En la prehistoria de los años 50, los veranos duraban tres meses, como era de rigor, y las familias gandienses de posibles veraneaban en sus chalets de la playa, junto a lo más granado de la burguesía alcoyana. Los días eran larguísimos y, para los niños, transcurrían pautados por el rito del baño, la siesta, la llegada del chambitero y la caza del parotet: «Fuig, fuig parotet que t'agarre del rabet».

Como entonces no existían cremas protectoras, a la hora del baño nos untaban con aceite de Otos, y nos divertíamos buscando cangrejos y pechinas, porque en aquel tiempo, apenas acariciabas la arena de la orilla con la punta de los dedos, aparecían miles de ellos, lo que demuestra que, en los años de escasez funcionaba mejor la ecología.

La comida se conservaba en una sencilla fresquera o en una nevera de madera enfriada con media barra de hielo. Durante las tardes de calor y moscas, algunos sibaritas se hacían helado con una heladora de manivela, y se entretenían jugando interminables partidas de cartas.

Las familias de clase media, que no disponían de chalet alquilaban una barraca de madera, de las que el señor Melo instalaba todos los veranos en mitad de la arena, y muchas de ellas se llevaban la comida de casa y pasaban el día entero en la playa, hartándose de mar, de arena y de calor. Sin saberlo, estaban inventando el camping.

Entre aquellas casitas se montaban los merenderos: Toni, Fany, Ripoll, el Prunero ? y allí se servían paellas, pescado frito, pulpo seco, cerveza y vino con gaseosa. Y además alquilaban trajes de baño; porque entonces el traje de baño era un artículo de lujo.

Los turistas todavía no estaban entre nosotros, pero en uno de los chalets veraneaba un marqués, el de Barzanallana, que parecía sacado de la película de Berlanga «La Escopeta Nacional». Tenía una sombra particular a la orilla del mar, y todos los días, a las 12, la hora del Ángelus, un criado de uniforme le llevaba y servía el aperitivo mientras los bañistas locales se acercaban para ver el espectáculo.

Por las tardes, soplaba el Garbí festoneando el azul del mar con la blancura de la espuma de las olas. Y al atardecer, cuando el sol comenzaba a ocultarse tras el Monduver tiñendo el cielo de rojos y violetas, la gente joven organizaba el baile alrededor de una gramola de bocina y manivela con discos «La Voz de su Amo». Poco a poco, la noche sensual, tropical, se hacía cómplice en la voz de Machín pintando angelitos negros en la piel canela, morena de sol, de una juventud que se ponía cachonda a ritmo de bolero.

Los domingos la gente acudía a misa en los tinglados del puerto.
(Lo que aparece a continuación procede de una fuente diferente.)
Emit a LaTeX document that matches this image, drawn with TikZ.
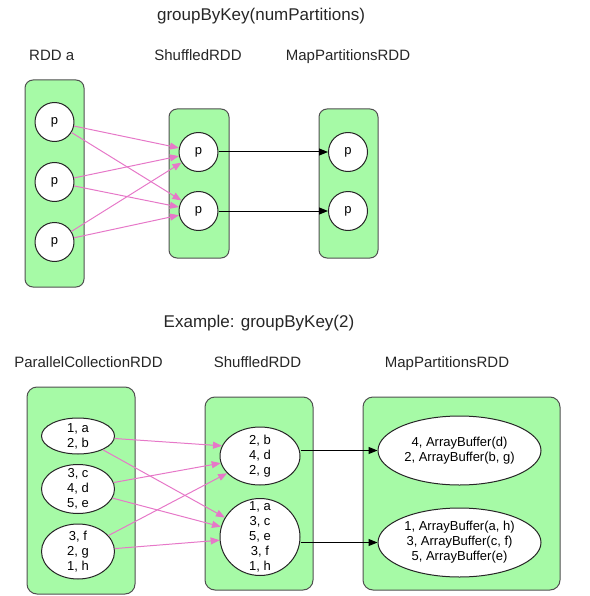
\documentclass[tikz,border=0pt]{standalone}
\usepackage{fontspec}
\setmainfont{Liberation Sans}
\usetikzlibrary{arrows.meta,shapes.geometric}
\definecolor{rddgreen}{RGB}{166,250,166}
\definecolor{shufpink}{RGB}{230,120,200}
\definecolor{boxgray}{RGB}{80,80,80}
\tikzset{
  rdd/.style={draw=boxgray, fill=rddgreen, rounded corners=8pt, line width=1pt, inner sep=0pt},
  part/.style={circle, draw=black!85, fill=white, line width=1pt, minimum size=39pt, inner sep=0pt, font=\fontsize{13}{15}\selectfont},
  rec/.style={ellipse, draw=black!85, fill=white, line width=1pt, inner sep=0pt},
  rectext/.style={align=center, font=\fontsize{13}{15}\selectfont, inner sep=0pt},
  shuf/.style={draw=shufpink, line width=1pt, -{Triangle[length=9pt,width=7pt]}},
  flow/.style={draw=black, line width=1pt, -{Triangle[length=9pt,width=7pt]}},
  hdr/.style={anchor=base, font=\fontsize{15}{18}\selectfont, text=black!85},
  ttl/.style={anchor=base, font=\fontsize{17}{20}\selectfont, text=black!85}
}
\begin{document}
\begin{tikzpicture}[x=1pt, y=-1pt, line join=round]
  \useasboundingbox (0,0) rectangle (589,596);

  % groupByKey(numPartitions)
  \node[ttl] (title) at (261,21) {groupByKey(numPartitions)};
  \node[hdr] (hdra) at (51.7,61) {RDD a};
  \node[hdr] (hdrs) at (198,61) {ShuffledRDD};
  \node[hdr] (hdrm) at (348,61) {MapPartitionsRDD};

  \node[rdd, minimum width=59pt, minimum height=207pt] (rdda) at (54.5,183.5) {};
  \node[rdd, minimum width=60pt, minimum height=149pt] (shufa) at (199,183.5) {};
  \node[rdd, minimum width=59pt, minimum height=149pt] (mapa) at (348.5,183.5) {};

  \foreach \i/\y in {1/122, 2/182, 3/242}
    \node[part] (a\i) at (54.5,\y) {p};
  \foreach \i/\y in {1/152, 2/211} {
    \node[part] (s\i) at (198.5,\y) {p};
    \node[part] (m\i) at (348,\y) {p};
  }

  \foreach \i in {1,2,3}
    \foreach \j in {1,2}
      \draw[shuf] (a\i) -- (s\j);
  \draw[flow] (s1) -- (m1);
  \draw[flow] (s2) -- (m2);

  % Example: groupByKey(2)
  \node[ttl] (extitle) at (259,327) {Example: groupByKey(2)};
  \node[hdr] (hdrpc) at (88.5,367) {ParallelCollectionRDD};
  \node[hdr] (hdrsb) at (257.5,367) {ShuffledRDD};
  \node[hdr] (hdrmb) at (447,367) {MapPartitionsRDD};

  \node[rdd, rounded corners=10pt, minimum width=108pt, minimum height=207pt] (pcrdd) at (81,490.5) {};
  \node[rdd, rounded corners=10pt, minimum width=108pt, minimum height=193pt] (shufb) at (259,493.5) {};
  \node[rdd, rounded corners=10pt, minimum width=197pt, minimum height=193pt] (mapb) at (461.5,493.5) {};

  \node[rec, minimum width=73pt, minimum height=36pt] (e1) at (78,436) {};
  \node[rec, minimum width=73pt, minimum height=49pt] (e2) at (78,489) {};
  \node[rec, minimum width=73pt, minimum height=55pt] (e3) at (78,551.5) {};
  \node[rectext] (e1t) at (e1) {1, a\\2, b};
  \node[rectext] (e2t) at (e2) {3, c\\4, d\\5, e};
  \node[rectext] (e3t) at (e3) {3, f\\2, g\\1, h};

  \node[rec, minimum width=80pt, minimum height=58pt] (r1) at (260,456) {};
  \node[rec, minimum width=80pt, minimum height=77pt] (r2) at (260,537) {};
  \node[rectext] (r1t) at (r1) {2, b\\4, d\\2, g};
  \node[rectext] (r2t) at (r2) {1, a\\3, c\\5, e\\3, f\\1, h};

  \node[rec, minimum width=163pt, minimum height=69pt] (g1) at (459.5,450.5) {};
  \node[rec, minimum width=163pt, minimum height=69pt] (g2) at (459.5,542.5) {};
  \node[rectext] (g1t) at (g1) {4, ArrayBuffer(d)\\2, ArrayBuffer(b, g)};
  \node[rectext] (g2t) at (g2) {1, ArrayBuffer(a, h)\\3, ArrayBuffer(c, f)\\5, ArrayBuffer(e)};

  \draw[shuf] (e1) -- (r1.165);
  \draw[shuf] (e1) -- (r2);
  \draw[shuf] (e2) -- (r1);
  \draw[shuf] (e2) -- (r2);
  \draw[shuf] (e3) -- (r1);
  \draw[shuf] (e3) -- (r2);
  \draw[flow] (r1.east |- g1.west) -- (g1.west);
  \draw[flow] (r2.east |- g2.west) -- (g2.west);
\end{tikzpicture}
\end{document}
Y a mediodía llegaban hasta la orilla del mar caravanas de carros procedentes de los pueblos vecinos y, mientras los caballos dejaban sus boñigas en la arena, hombres, mujeres y niños se bañaban en calzoncillos y sayas. Luego, a la sombra del carro, comían lomo con tomate y dejaban, al marcharse, una estela verdiroja de cortezas de sandía.